Two graduate students, Aaron Fleet and Darren Dale, have designed and built their experiments in the G3 hutch to study pulsed laser deposition (PLD). This technique uses an intense laser beam to deposit new and interesting materials, which otherwise would be difficult to grow, as thin films on surfaces such as silicon. The students' advantage over other researchers, they say, is that the equipment is permanently installed in the hutch. "Because this is the only full-time PLD installation, alignment is not a big problem. Normally it would take several days to prepare an experiment, but we are already aligned," said Fleet.

By comparison, the hutches at CHESS have a revolving number of users. "The metric of success is not the number of users, but the quality and risks and delivery of science," said Brock.

The 3,000-square-foot facility, including a 140-foot-long tunnel connecting it to CHESS, is built into the side of a hill. Cornell provided $3 million for the civil construction. The NSF awarded $2.5 million over three years for equipment, which it followed up with three other awards, the largest for $445,000. "Staying at the front of the game requires these investments," said Brock.
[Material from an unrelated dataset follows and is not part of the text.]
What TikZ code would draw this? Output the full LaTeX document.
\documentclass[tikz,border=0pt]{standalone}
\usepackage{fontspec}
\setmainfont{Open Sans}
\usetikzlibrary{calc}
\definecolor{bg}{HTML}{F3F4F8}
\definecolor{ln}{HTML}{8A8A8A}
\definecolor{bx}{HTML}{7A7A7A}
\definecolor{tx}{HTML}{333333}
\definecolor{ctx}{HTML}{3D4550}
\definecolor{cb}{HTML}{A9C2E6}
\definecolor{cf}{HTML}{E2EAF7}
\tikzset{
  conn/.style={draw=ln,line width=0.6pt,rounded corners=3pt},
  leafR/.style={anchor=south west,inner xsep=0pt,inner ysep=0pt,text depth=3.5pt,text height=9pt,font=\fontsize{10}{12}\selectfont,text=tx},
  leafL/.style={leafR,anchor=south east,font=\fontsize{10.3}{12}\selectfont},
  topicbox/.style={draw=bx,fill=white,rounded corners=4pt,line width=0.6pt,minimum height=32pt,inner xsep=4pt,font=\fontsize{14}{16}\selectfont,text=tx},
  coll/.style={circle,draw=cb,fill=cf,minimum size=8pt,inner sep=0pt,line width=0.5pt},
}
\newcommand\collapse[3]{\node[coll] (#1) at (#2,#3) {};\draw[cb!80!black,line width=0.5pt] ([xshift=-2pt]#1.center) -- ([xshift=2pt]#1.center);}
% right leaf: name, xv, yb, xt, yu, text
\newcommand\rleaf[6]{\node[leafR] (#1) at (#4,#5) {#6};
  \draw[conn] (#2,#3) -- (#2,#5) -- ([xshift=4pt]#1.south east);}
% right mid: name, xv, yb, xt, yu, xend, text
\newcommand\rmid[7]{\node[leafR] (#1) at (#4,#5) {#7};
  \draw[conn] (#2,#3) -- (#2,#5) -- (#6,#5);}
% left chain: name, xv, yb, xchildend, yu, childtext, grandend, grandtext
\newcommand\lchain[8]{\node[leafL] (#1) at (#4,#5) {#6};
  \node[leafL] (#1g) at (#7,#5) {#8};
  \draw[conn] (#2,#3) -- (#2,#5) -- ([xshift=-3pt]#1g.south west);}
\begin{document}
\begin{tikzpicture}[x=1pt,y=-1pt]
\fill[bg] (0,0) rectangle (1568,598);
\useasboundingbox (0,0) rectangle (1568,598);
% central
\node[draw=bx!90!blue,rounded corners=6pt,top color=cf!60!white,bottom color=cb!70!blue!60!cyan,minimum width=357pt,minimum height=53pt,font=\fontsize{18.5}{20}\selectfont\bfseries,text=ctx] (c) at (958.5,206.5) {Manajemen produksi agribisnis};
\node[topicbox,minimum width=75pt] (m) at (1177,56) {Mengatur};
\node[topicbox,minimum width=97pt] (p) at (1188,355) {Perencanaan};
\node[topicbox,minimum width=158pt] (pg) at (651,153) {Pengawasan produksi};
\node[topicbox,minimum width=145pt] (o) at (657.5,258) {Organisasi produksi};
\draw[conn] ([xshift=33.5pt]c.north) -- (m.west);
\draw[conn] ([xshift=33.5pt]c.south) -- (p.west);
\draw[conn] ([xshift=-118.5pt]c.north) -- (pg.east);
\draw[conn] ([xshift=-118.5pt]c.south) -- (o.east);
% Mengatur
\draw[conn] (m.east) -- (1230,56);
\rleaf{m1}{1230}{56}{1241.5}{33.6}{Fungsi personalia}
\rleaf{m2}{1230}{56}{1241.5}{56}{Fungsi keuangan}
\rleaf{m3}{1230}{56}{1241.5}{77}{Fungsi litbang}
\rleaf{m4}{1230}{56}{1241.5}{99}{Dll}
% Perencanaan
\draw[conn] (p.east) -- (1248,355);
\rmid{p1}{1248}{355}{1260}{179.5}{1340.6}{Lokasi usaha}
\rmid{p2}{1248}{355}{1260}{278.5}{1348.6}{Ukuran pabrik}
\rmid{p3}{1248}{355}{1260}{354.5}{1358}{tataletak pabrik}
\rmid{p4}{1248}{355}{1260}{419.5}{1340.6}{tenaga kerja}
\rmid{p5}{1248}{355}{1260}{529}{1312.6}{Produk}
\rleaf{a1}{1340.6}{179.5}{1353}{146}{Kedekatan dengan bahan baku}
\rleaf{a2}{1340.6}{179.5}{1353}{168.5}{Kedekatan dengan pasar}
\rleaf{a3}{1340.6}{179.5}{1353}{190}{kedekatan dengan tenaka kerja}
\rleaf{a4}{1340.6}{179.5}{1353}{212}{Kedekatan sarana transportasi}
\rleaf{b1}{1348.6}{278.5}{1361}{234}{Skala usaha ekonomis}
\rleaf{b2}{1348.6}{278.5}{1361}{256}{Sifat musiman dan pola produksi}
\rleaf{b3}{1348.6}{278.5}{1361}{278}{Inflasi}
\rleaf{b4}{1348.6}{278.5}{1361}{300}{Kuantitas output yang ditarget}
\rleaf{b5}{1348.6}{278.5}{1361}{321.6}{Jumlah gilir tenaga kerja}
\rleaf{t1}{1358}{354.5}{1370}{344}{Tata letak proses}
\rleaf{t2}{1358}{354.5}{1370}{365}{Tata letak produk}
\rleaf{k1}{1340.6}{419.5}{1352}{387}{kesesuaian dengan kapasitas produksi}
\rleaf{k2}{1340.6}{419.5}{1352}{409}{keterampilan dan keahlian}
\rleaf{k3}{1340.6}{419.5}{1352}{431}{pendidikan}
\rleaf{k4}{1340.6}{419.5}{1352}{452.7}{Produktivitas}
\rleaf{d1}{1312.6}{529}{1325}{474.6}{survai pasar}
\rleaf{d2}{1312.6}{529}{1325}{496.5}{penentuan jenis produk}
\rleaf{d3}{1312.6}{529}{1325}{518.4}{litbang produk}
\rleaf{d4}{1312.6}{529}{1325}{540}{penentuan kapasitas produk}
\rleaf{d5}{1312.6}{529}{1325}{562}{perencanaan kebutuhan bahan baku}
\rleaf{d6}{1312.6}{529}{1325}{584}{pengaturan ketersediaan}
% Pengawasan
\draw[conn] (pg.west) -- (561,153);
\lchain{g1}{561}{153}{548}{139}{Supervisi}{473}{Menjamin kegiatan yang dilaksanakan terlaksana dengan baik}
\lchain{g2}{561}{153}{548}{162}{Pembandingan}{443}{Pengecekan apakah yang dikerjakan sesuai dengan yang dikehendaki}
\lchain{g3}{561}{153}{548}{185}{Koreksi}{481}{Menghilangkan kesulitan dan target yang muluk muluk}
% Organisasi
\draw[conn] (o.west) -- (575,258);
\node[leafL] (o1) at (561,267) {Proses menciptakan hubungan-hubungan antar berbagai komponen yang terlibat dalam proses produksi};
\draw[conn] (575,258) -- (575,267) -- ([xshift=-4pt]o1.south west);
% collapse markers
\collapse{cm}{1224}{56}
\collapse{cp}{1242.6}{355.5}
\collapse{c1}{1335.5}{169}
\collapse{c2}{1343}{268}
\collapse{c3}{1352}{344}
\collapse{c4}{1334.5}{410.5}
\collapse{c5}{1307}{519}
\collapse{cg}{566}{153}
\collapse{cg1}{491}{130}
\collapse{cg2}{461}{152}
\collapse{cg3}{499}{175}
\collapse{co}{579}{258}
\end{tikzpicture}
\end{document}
Much of the equipment was designed and assembled on site by CHESS staff and Cornell graduate students, including the mirror box with its rhodium-coated, silicon mirror, 1 meter in length, for focusing the X-ray beam as it comes off the storage ring. The beam is then split into two in two vacuum boxes, each containing a synthetic multilayer monochromator crystal. The beams are then focused onto the samples by separate final mirrors. Even the building's heavy concrete walls embedded with iron fragments for radiation shielding were developed at Cornell.

Said Brock, "G-line took the tricks learned everywhere else and used novel optics for novel beam lines."